Neuroscience Insights
Some of the team’s newly published data from studies in rats also demonstrate the utility of the grids for opening new avenues in fundamental neuroscience research. The Science Translational Medicine paper, for example, includes what the researchers believe is the first mapping of a cortical column in a rat from brain-surface recordings. In the past, the mapping of cortical columns has only been done by placement of an individual needle at the surface of the brain and sequential electrical stimulation and movement of the needle across the brain surface. More generally, the fact that the platinum nano-rod grids provide high resolution data in both time and space opens up many new possibilities for uncovering new knowledge about how the brain works.

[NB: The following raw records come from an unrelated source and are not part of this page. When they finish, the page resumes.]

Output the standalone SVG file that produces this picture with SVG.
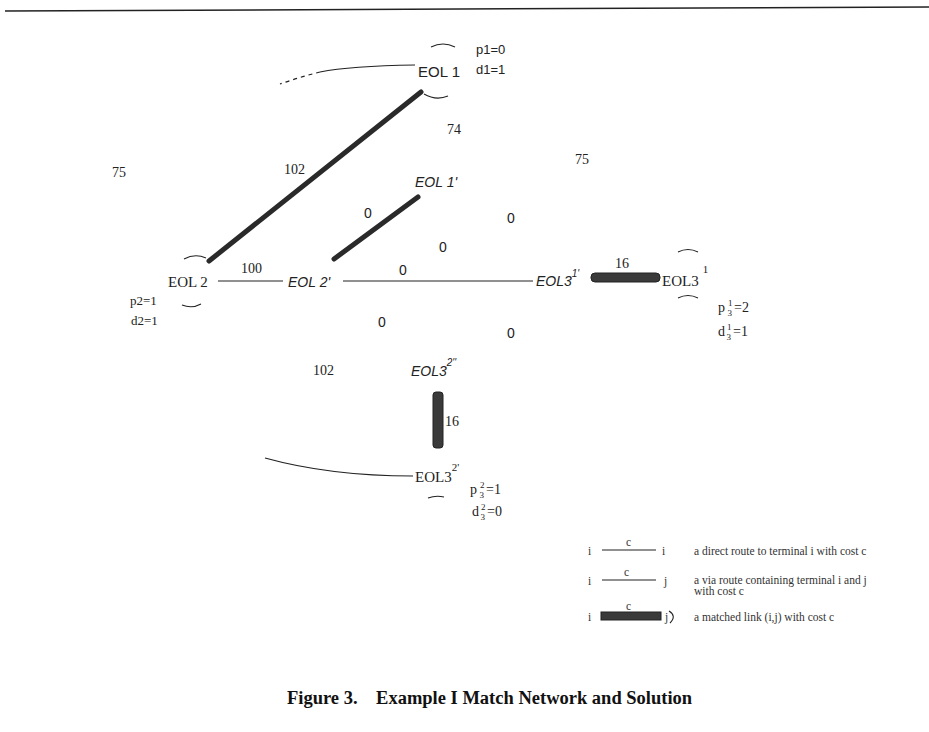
<svg xmlns="http://www.w3.org/2000/svg" width="929" height="732" viewBox="0 0 929 732">
<style>
.serif{font-family:"Liberation Serif","Times New Roman",serif;fill:#222}
.sans{font-family:"Liberation Sans",Arial,sans-serif;fill:#222}
.it{font-style:italic}
.lab{font-size:14px}
.num{font-size:14px}
.small{font-size:13px}
.thin{stroke:#222;stroke-width:1.2;fill:none}
.thick{stroke:#2a2a2a;stroke-width:5;stroke-linecap:round;fill:none}
.arc{stroke:#222;stroke-width:1.1;fill:none}
.bar{fill:#3a3a3a;stroke:#222;stroke-width:1}
.leg{font-family:"Liberation Serif","Times New Roman",serif;font-size:11.5px;fill:#333}
</style>
<rect width="929" height="732" fill="#fff"/>
<line x1="5" y1="11" x2="929" y2="7" stroke="#222" stroke-width="1.5"/>

<g id="connectors">
  <path class="thin" d="M415,65 Q350,66 320,72" />
  <path class="thin" d="M320,72 Q300,77 280,84" stroke-dasharray="4,4"/>
  <line class="thick" x1="421" y1="92" x2="209" y2="261"/>
  <line class="thick" x1="418" y1="197" x2="334" y2="259"/>
  <line class="thin" x1="218" y1="281" x2="283" y2="281"/>
  <line class="thin" x1="343" y1="281" x2="533" y2="281"/>
  <rect class="bar" x="591" y="273" width="69" height="9" rx="4"/>
  <rect class="bar" x="433" y="392" width="10" height="56" rx="3"/>
  <path class="thin" d="M265,458 Q330,476 413,476"/>
</g>

<g id="labels">
  <text class="serif num" x="447" y="134">74</text>
  <text class="serif num" x="112" y="177">75</text>
  <text class="serif num" x="575" y="164">75</text>
  <text class="serif num" x="284" y="174">102</text>
  <text class="sans num" x="364" y="218">0</text>
  <text class="sans num" x="507" y="223">0</text>
  <text class="sans num" x="439" y="252">0</text>
  <text class="sans num" x="399" y="275">0</text>
  <text class="serif num" x="241" y="273">100</text>
  <text class="serif num" x="615" y="268">16</text>
  <text class="sans num" x="378" y="327">0</text>
  <text class="sans num" x="507" y="338">0</text>
  <text class="serif num" x="313" y="375">102</text>
  <text class="serif num" x="445" y="426">16</text>
</g>

<g id="EOL1">
  <path class="arc" d="M431,47 Q443,41 455,47"/>
  <text class="sans" font-size="15" x="418" y="77">EOL 1</text>
  <path class="arc" d="M424,94 Q436,101 448,96"/>
  <text class="sans small" x="476" y="54">p1=0</text>
  <text class="sans small" x="476" y="74">d1=1</text>
</g>

<g id="EOL1p">
  <text class="sans it lab" x="415" y="187">EOL 1'</text>
</g>

<g id="EOL2">
  <path class="arc" d="M184,259 Q195,253 206,258"/>
  <text class="serif" font-size="15" x="168" y="287">EOL 2</text>
  <path class="arc" d="M182,305 Q192,309 201,304"/>
  <text class="serif small" x="130" y="305">p2=1</text>
  <text class="serif small" x="131" y="325">d2=1</text>
</g>

<g id="EOL2p">
  <text class="sans it lab" x="288" y="287">EOL 2'</text>
</g>

<g id="EOL31p">
  <text class="sans it lab" x="536" y="286">EOL3<tspan font-size="10" dy="-9">1'</tspan></text>
</g>

<g id="EOL31">
  <path class="arc" d="M678,252 Q688,247 698,252"/>
  <text class="serif" font-size="15" x="662" y="286">EOL3<tspan font-size="11" dx="4" dy="-13">1</tspan></text>
  <path class="arc" d="M678,298 Q688,293 698,298"/>
  <text class="serif" font-size="14" x="718" y="312">p<tspan font-size="9" dx="3" dy="-6">1</tspan><tspan font-size="9" dx="-5" dy="10">3</tspan><tspan dx="2" dy="-4">=2</tspan></text>
  <text class="serif" font-size="14" x="718" y="336">d<tspan font-size="9" dx="2" dy="-6">1</tspan><tspan font-size="9" dx="-5" dy="10">3</tspan><tspan dx="2" dy="-4">=1</tspan></text>
</g>

<g id="EOL32pp">
  <text class="sans it lab" x="411" y="376">EOL3<tspan font-size="10" dy="-10">2''</tspan></text>
</g>

<g id="EOL32p">
  <text class="serif" font-size="15" x="415" y="482">EOL3<tspan font-size="11" dy="-11">2'</tspan></text>
  <path class="arc" d="M428,498 Q436,495 444,497"/>
  <text class="serif" font-size="14" x="470" y="494">p<tspan font-size="9" dx="3" dy="-6">2</tspan><tspan font-size="9" dx="-5" dy="10">3</tspan><tspan dx="2" dy="-4">=1</tspan></text>
  <text class="serif" font-size="14" x="472" y="516">d<tspan font-size="9" dx="2" dy="-6">2</tspan><tspan font-size="9" dx="-5" dy="10">3</tspan><tspan dx="2" dy="-4">=0</tspan></text>
</g>

<g id="legend">
  <text class="leg" x="588" y="555">i</text>
  <line class="thin" x1="602" y1="550" x2="656" y2="550" stroke-width="1"/>
  <text class="leg" x="626" y="546">c</text>
  <text class="leg" x="662" y="555">i</text>
  <text class="leg" x="694" y="555">a direct route to terminal i with cost c</text>

  <text class="leg" x="588" y="585">i</text>
  <line class="thin" x1="602" y1="580" x2="656" y2="580" stroke-width="1"/>
  <text class="leg" x="624" y="576">c</text>
  <text class="leg" x="664" y="585">j</text>
  <text class="leg" x="694" y="584">a via route containing terminal i and j</text>
  <text class="leg" x="694" y="595">with cost c</text>

  <text class="leg" x="588" y="621">i</text>
  <rect class="bar" x="601" y="612" width="60" height="8"/>
  <text class="leg" x="626" y="610">c</text>
  <text class="leg" x="665" y="621">j</text>
  <path class="arc" d="M669,611 Q677,616 670,623"/>
  <text class="leg" x="694" y="621">a matched link (i,j) with cost c</text>
</g>

<text font-family="'Liberation Serif','Times New Roman',serif" font-weight="bold" font-size="18.5" fill="#111" x="287" y="704" xml:space="preserve">Figure 3.    Example I Match Network and Solution</text>
</svg>
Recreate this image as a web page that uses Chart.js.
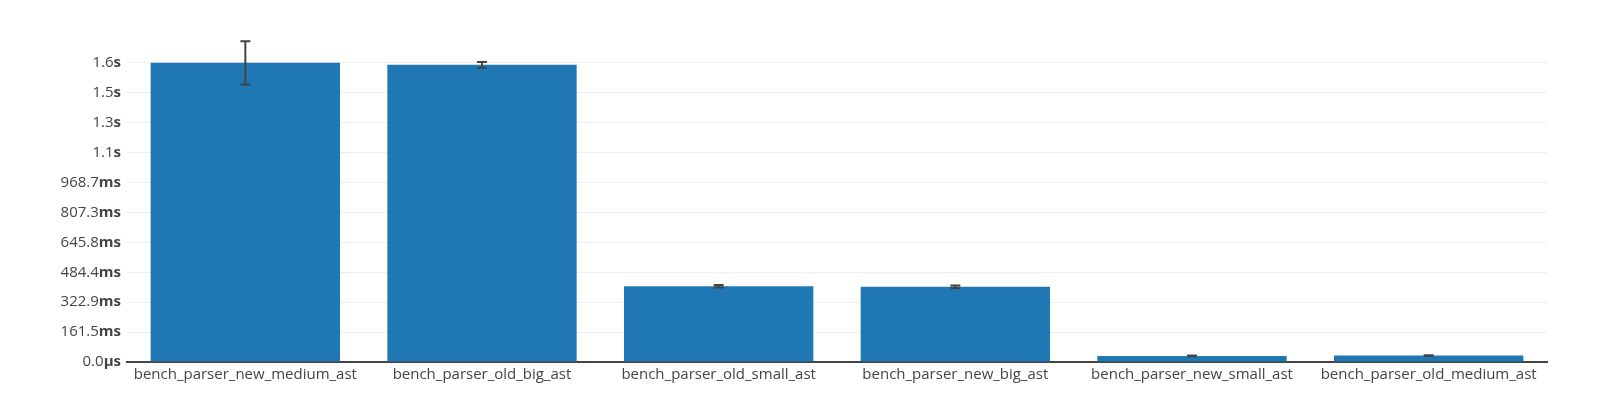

Another observation enabled by the new grids is uncovering the short and local as well as long and broad range brain waves associated with brain function all at the same time. This high- spatial and time-varying (dynamic) picture of the brain activity was documented in several supplementary movies associated with the Science Translational Medicine paper and was used to interpret hand motion in new ways utilizing brain wave patterns.
Next steps
The team is working on a range of initiatives in parallel to advance these grids so that they are eligible for review for approval for short-, medium- and longer-term use. For example, the team, led by UC San Diego electrical engineering professor Shadi Dayeh, was awarded a $12.25 Million NIH Brain Research Through Advancing Innovative Neurotechnologies® (BRAIN) Initiative grant focused on developing the sensing system to the point that the next step will be a clinical trial for people with treatment-resistant epilepsy. This grant also funds efforts to make the system wireless, which would be important for creating implantable grids for medium- and longer- term use.
To accelerate the translation of these implants for broader clinical use, UC San Diego is establishing a current good manufacturing practice (cGMP) laboratory co-led by professors Dayeh and Alexander Khalessi, who is the Don and Karen Cohn Chancellor’s Endowed Chair in Neurosurgery and chair of the Department of Neurological Surgery at UC San Diego Health. This cGMP will regulate the manufacture of these grids to attain FDA approvals for use in small clinical trials.